SOUTH DEERFIELD — Frontier Regional School’s theater ensemble is taking the stage to solve a mystery, and not just any mystery — “one of the most famous murder mystery twists in literature,” according to Frontier senior Emily Woods, who directed the show.
For their spring play, the actors will bring Agatha Christie’s “Murder on the Orient Express” to the Frontier auditorium. In the story, 12 passengers settle in on a train, but their getaway gets thrown off course by a murder and its investigation led by Hercule Poirot, played by junior Isla Sparrow.
“He is this very old-school detective. He has this giant mustache,” Sparrow said, grinning. “He follows the law, he’s very into justice — that’s his whole thing — and then he is thrown into this situation where he has to decide between the right thing and the moral thing.”
For many of the actors, the last scene, featuring a long monologue from Sparrow’s Hercule Poirot, marks their favorite moment of the play — “the classic, ‘I strung everything together, now I’m going to tell the audience how this is all coming together'” scene, according to senior McCavery Burgess, who plays the detective’s “best bud.”
“He’s a character to provide basically questions to Poirot of, ‘Why are you doing this?
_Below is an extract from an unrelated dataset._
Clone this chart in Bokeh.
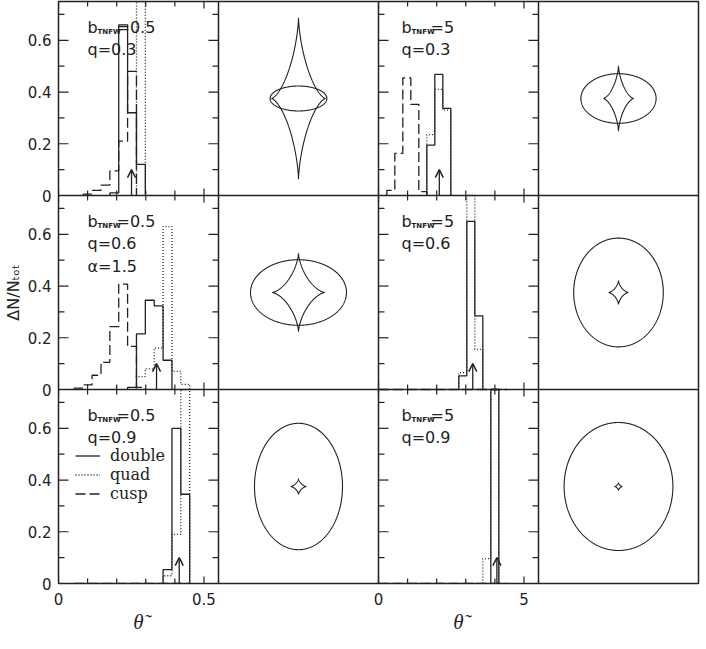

What do you mean this is happening?’” Burgess said of his character, Monsieur Bouc. “Kind of like that panic character. … He has no clue; he’s not on the intelligence level of the others.”
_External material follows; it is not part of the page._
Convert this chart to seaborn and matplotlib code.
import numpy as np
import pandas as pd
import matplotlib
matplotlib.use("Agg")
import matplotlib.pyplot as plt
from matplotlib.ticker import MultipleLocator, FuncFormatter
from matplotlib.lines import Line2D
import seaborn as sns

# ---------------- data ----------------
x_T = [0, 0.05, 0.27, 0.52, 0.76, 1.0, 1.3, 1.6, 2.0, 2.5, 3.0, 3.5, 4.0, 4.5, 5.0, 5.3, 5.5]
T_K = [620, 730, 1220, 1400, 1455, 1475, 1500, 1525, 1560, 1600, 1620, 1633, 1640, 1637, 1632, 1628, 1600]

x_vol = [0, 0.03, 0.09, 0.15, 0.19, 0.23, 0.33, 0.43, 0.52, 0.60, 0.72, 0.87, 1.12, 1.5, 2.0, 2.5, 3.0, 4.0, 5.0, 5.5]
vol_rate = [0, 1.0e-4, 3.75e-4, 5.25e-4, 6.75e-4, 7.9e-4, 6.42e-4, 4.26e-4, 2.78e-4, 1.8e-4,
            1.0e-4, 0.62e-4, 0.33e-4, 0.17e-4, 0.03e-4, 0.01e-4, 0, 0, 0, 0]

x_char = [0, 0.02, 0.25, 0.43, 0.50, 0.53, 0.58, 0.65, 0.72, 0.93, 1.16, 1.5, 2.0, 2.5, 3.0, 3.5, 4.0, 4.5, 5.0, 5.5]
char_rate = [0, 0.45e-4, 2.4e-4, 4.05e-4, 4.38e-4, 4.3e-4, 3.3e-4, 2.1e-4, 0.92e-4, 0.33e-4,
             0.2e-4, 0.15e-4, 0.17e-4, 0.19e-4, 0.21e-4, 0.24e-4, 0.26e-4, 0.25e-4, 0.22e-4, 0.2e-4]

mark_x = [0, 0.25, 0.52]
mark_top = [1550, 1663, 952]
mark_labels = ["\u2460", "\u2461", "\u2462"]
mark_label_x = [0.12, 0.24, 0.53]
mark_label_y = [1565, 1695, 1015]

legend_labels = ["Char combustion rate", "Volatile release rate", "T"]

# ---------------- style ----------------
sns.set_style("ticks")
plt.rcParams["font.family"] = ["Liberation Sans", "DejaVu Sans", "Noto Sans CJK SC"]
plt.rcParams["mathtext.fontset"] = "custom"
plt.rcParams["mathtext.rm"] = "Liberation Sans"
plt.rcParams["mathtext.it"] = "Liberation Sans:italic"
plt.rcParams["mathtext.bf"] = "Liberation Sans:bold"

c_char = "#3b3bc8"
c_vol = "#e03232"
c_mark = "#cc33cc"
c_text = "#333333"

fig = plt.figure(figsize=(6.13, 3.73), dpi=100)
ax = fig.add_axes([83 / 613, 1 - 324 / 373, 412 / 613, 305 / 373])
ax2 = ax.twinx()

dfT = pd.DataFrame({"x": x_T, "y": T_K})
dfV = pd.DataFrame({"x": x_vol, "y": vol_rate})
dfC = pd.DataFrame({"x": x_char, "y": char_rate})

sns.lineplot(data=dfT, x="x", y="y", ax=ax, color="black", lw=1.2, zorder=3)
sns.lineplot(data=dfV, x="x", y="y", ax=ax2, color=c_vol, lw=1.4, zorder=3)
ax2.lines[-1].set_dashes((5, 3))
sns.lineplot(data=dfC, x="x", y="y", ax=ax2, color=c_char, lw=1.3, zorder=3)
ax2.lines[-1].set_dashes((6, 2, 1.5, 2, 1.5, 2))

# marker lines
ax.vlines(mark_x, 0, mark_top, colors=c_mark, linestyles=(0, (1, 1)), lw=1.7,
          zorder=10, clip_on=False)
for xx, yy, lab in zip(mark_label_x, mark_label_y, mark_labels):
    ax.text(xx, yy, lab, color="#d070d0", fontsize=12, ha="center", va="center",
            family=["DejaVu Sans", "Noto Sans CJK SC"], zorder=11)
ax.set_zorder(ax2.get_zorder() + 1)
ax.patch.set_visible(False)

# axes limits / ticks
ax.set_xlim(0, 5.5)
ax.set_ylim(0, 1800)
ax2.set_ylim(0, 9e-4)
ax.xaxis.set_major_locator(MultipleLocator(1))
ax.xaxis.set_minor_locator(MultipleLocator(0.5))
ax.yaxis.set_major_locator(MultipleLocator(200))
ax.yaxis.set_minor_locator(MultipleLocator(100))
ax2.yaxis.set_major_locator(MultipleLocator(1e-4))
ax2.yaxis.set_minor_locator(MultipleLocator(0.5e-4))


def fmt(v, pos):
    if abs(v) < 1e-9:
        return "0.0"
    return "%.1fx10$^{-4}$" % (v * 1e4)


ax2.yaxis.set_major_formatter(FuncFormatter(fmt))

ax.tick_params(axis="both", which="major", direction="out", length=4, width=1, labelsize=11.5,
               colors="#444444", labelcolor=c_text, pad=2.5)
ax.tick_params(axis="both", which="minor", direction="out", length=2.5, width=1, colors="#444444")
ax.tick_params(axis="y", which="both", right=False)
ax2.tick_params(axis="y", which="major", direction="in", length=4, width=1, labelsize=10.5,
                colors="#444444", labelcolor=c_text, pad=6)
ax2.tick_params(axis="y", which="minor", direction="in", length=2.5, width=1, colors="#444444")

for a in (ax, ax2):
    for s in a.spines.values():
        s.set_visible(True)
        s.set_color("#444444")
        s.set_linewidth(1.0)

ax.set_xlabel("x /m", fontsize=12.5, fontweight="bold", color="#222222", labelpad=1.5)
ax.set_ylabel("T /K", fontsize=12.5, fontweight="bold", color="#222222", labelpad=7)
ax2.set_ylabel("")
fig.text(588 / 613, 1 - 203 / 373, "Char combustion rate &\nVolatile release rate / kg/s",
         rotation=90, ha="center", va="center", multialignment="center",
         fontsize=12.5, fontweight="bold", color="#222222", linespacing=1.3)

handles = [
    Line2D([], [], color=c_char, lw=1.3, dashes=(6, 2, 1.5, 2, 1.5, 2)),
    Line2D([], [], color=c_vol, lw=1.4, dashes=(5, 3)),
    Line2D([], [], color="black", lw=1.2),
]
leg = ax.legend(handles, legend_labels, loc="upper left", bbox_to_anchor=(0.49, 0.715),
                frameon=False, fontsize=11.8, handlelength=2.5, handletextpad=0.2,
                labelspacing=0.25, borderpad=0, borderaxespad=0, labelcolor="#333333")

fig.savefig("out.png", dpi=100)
Junior Ohia Dellert plays Caroline Hubbard, a passenger and flirt from the South.
Dellert started acting at Frontier in ninth grade and “fell in love with it.”
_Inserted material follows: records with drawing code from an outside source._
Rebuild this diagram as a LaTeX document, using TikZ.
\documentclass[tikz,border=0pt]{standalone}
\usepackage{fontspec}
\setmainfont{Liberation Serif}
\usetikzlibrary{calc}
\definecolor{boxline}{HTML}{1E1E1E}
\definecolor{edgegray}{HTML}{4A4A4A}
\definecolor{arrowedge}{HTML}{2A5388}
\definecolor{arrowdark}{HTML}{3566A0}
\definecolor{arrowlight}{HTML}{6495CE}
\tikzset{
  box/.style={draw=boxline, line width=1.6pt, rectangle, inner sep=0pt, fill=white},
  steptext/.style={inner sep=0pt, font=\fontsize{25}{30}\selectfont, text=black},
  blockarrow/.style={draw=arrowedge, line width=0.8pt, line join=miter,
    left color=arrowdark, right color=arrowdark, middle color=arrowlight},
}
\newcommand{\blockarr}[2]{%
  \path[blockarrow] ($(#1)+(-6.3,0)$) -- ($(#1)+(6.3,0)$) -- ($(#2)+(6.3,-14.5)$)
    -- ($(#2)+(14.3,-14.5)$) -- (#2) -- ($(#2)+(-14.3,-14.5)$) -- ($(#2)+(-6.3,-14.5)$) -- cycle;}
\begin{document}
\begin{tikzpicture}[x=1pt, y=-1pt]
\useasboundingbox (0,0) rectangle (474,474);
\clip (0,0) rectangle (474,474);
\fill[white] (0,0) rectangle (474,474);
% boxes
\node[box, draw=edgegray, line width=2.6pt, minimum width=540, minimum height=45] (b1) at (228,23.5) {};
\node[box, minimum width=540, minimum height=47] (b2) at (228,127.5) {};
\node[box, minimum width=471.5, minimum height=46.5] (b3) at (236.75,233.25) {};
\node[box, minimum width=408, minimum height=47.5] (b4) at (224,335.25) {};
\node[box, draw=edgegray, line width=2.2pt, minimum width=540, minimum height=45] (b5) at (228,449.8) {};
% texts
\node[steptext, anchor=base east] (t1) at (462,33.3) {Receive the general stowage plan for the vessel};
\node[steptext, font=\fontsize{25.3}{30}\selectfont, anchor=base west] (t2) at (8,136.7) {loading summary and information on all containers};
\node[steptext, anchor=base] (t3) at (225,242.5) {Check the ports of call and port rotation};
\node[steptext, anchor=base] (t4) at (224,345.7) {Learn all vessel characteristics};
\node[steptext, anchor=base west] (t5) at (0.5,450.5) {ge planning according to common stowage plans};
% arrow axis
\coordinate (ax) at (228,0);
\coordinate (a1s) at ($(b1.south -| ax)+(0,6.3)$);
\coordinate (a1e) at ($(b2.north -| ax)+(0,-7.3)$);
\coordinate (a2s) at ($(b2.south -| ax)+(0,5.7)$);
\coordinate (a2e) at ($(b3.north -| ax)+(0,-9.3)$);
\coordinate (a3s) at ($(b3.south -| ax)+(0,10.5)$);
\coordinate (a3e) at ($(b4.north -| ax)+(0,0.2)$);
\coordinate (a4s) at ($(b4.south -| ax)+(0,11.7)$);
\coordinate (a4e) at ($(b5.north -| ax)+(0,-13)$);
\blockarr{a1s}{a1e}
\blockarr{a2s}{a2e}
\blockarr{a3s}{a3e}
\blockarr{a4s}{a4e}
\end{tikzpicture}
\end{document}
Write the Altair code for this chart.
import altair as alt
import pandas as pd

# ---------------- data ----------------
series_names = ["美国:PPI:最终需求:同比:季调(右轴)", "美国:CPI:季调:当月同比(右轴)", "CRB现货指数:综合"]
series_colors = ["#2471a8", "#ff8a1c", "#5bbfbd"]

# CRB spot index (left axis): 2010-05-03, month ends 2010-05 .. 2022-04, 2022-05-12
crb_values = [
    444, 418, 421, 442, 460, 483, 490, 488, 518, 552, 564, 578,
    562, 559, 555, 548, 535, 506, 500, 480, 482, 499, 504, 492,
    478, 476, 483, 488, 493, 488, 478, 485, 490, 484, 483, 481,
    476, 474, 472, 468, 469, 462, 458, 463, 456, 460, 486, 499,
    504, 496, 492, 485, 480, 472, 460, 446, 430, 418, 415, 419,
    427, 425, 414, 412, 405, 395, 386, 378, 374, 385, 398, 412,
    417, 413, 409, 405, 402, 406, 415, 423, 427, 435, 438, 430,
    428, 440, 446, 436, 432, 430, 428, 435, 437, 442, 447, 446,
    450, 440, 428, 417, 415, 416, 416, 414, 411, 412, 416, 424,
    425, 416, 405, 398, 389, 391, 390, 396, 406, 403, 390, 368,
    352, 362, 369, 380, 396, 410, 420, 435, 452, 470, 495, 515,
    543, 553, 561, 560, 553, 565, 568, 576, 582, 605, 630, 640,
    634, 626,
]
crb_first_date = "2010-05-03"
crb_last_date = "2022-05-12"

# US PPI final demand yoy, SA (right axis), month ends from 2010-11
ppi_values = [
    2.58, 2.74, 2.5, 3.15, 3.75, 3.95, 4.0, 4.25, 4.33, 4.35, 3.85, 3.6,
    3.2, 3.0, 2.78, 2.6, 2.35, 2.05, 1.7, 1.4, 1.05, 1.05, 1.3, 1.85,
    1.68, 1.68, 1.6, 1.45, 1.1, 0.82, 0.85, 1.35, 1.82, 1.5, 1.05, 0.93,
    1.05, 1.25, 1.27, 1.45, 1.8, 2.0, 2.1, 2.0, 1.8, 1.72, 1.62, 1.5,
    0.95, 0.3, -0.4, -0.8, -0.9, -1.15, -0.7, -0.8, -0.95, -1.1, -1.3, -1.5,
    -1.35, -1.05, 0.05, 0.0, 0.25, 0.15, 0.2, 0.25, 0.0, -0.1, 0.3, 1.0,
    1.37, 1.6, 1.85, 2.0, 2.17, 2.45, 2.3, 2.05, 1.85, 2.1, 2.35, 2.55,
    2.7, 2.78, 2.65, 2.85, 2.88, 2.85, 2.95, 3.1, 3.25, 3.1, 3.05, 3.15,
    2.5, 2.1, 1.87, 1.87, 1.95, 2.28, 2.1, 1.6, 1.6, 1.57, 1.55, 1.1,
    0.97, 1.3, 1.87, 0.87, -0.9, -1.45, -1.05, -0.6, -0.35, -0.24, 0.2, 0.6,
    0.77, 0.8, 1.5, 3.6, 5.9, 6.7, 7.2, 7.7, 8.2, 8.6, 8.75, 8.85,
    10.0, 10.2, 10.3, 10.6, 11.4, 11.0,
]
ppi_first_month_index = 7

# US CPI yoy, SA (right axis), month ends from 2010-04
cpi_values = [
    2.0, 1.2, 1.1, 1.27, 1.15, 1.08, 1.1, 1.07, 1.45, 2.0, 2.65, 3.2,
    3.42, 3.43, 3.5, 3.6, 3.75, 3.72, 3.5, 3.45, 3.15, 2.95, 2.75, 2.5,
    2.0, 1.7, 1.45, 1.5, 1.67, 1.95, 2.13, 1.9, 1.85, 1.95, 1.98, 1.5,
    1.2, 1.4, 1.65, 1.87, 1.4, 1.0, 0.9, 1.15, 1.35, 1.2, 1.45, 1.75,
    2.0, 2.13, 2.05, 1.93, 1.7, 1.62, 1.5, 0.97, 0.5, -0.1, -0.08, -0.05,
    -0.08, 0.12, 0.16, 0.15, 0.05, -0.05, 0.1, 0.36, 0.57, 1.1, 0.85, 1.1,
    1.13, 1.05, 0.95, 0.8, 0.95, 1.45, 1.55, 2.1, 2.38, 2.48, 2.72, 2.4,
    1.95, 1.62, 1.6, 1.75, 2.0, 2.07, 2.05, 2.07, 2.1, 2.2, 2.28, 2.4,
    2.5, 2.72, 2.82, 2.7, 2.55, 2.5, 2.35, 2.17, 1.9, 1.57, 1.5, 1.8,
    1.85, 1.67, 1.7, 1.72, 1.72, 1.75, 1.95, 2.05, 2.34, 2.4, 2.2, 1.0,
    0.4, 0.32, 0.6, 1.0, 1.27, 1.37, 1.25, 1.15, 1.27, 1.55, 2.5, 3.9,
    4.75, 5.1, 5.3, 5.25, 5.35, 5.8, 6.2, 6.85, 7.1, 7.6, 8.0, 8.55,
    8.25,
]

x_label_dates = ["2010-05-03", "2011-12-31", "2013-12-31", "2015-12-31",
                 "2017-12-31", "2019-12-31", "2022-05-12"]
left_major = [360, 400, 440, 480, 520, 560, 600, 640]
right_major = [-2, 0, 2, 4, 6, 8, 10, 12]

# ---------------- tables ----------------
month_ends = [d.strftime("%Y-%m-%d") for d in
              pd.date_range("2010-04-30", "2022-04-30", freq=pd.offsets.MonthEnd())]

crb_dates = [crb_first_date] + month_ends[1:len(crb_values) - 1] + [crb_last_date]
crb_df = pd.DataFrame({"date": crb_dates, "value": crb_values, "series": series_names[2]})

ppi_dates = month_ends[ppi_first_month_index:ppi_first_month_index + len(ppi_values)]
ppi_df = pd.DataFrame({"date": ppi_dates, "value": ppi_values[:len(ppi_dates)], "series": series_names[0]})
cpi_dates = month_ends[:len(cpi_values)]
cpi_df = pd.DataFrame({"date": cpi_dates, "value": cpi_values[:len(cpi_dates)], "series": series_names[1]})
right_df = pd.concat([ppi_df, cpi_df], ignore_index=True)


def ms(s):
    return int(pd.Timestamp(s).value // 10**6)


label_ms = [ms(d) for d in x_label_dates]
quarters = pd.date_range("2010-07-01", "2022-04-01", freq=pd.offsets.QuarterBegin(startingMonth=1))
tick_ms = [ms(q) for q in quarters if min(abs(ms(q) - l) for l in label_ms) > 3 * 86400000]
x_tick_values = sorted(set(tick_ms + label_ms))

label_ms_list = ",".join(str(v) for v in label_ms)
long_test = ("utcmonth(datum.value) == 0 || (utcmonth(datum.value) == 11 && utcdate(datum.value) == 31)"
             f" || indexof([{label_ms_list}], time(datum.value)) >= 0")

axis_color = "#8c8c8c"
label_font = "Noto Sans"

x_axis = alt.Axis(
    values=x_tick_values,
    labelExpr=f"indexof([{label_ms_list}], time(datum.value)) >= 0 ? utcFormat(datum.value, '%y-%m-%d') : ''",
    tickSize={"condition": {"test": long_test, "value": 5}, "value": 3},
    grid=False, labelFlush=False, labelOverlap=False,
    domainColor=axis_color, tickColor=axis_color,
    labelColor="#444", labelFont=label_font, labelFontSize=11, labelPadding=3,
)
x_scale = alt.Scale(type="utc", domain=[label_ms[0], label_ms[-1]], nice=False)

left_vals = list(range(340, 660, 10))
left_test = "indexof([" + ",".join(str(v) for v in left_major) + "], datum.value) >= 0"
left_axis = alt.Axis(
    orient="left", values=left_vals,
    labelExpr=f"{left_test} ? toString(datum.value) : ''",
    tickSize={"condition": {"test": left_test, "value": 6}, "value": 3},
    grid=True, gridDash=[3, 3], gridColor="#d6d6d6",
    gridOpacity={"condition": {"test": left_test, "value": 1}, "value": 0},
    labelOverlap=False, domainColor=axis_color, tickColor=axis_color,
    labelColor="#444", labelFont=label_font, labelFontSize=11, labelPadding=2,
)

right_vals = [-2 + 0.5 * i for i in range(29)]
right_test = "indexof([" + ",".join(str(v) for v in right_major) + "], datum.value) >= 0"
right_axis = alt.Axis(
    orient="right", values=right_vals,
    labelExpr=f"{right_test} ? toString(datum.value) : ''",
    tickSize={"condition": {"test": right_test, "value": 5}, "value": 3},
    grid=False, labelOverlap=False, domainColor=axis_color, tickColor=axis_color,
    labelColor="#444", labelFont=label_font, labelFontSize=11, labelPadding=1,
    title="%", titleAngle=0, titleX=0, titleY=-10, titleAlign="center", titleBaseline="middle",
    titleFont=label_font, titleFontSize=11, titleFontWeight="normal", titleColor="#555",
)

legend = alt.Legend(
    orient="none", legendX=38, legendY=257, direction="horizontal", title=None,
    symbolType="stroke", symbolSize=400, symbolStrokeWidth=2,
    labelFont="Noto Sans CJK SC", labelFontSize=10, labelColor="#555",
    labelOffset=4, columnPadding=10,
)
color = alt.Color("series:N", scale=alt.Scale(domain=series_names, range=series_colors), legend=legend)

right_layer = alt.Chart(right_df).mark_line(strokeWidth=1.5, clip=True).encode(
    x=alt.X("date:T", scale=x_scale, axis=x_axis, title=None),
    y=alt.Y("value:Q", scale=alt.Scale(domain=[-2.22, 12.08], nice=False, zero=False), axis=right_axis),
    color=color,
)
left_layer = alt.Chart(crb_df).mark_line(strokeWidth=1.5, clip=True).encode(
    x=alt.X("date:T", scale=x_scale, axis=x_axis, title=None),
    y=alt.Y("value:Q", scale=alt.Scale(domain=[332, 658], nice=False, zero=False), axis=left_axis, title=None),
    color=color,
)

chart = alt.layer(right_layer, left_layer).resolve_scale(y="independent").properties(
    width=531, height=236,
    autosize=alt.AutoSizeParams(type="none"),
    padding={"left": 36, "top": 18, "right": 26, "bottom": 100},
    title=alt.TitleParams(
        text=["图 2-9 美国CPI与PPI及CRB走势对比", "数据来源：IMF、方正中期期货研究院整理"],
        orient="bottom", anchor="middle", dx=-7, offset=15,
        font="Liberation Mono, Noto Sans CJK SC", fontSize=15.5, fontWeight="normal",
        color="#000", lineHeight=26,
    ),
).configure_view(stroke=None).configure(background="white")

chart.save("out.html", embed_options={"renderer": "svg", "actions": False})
“It’s so fun to step out of yourself for a couple of weeks and play another character,” Dellert said. “It’s like reading a book that you get really into. You almost step out of your world — that’s how theater feels.”
With Woods directing, Dellert said she can learn from someone who understands the view from the Frontier auditorium’s spotlight.
“Emily knows what’s going on. She’s in theater, she knows what we’re experiencing … it’s very current in her mind,” Dellert said.
“We have a lot more control over our own characters,” Sparrow added. “We already do in other shows, but here, at least with Emily, she lets us choose our own direction we want to take with the character.”
And for Sparrow, that direction leans toward the notes of comedy in the story.
“I’m making him quite comical,” Sparrow said of her character, smiling in the detective’s suit. “Even when I do serious shows, I have a really hard time not making it funny.”
To pick the play to close the 2025-2026 school year, Woods first made a list of ideas before watching them, but the decision did not take long.
Speaking of “Murder on the Orient Express,” she said, “It was the first one I watched out of all the shows and I was immediately like, ‘I want to do this one.’
“It was so engaging. I found myself really paying attention and laughing at parts. I thought all the characters were so funny and real,” Woods continued. “It was the perfect balance between comedy and the murder mystery.”
Given the “stage chemistry” between the actors, Woods said her first foray into directing, a dream she has had since starting theater in eighth grade, has been “really rewarding.”
“People are always shocked when I say I’m directing as a high schooler, because I think a lot of schools don’t allow that. I’m really lucky that we get that opportunity here,” Woods said. “It’s been fun in so many ways getting to see [my] vision come to life.”
Producer Gian DiDonna, who directs the theater ensemble’s other productions, said Woods “has the makings of a director.”
“I’m always proud of them, whether they’re performing for me or for each other,” DiDonna said of the students involved in theater. “I just feel a tremendous sense of pride.”
The show will run Friday, May 1, and Saturday, May 2, at 7 p.m., with a matinee performance on Sunday, May 3, at 2 p.m. Tickets are $7 for students, teachers and senior citizens, and $10 for adults.